Audio & Speech

Spatial-Magnifier: Spatial upsampling for multichannel speech enhancement

Create multiple virtual mics from a few real ones, nearly matching full-array performance.

Deep Dive

Spatial-Magnifier, introduced by Dongheon Lee and colleagues at Meta, addresses a fundamental trade-off in multichannel speech enhancement: larger microphone arrays yield better directivity but are impractical for compact edge devices. The proposed neural network takes signals from just a few real microphones (RMs) and generates multiple virtual microphone (VM) signals, effectively upsampling the spatial array. A companion framework, Spatial Audio Representation Learning (SARL), uses these estimated VM signals and features to condition a downstream speech enhancement system.
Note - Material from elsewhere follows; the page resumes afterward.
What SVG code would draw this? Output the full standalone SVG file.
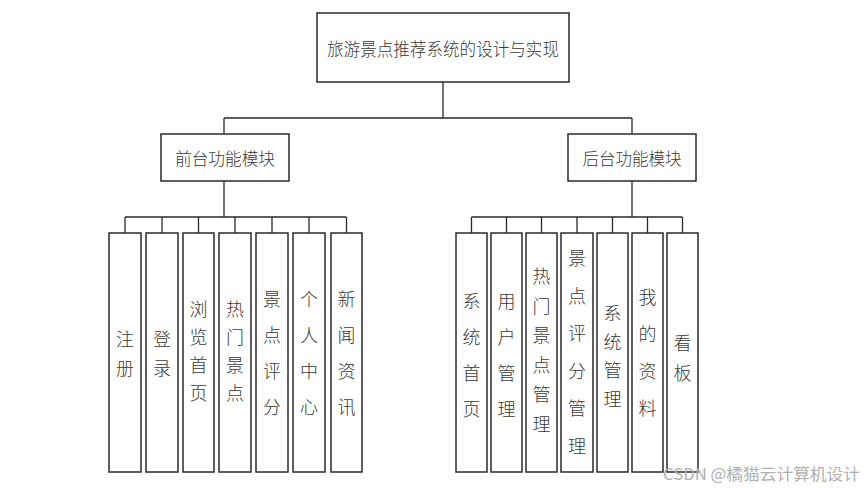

Experimental results on standard benchmarks show that Spatial-Magnifier outperforms existing spatial upsampling baselines across end-to-end multichannel speech enhancement and neural beamforming tasks. Most impressively, the approach nearly recovers the oracle performance achieved when all microphones are physically present. This means devices like smart speakers, hearing aids, or AR/VR headsets could achieve studio-quality speech capture without bulky arrays—just a few mics plus a lightweight neural network.

Key Points
  • Spatial-Magnifier generates virtual microphone signals from a limited set of real microphones.
  • The SARL framework uses estimated VM signals to improve downstream speech enhancement and neural beamforming.
  • The method nearly matches the performance of a full physical microphone array, enabling compact edge-device deployment.

Why It Matters

Spatial-Magnifier enables high-quality speech enhancement on tiny devices, making smart assistants and hearables far more effective.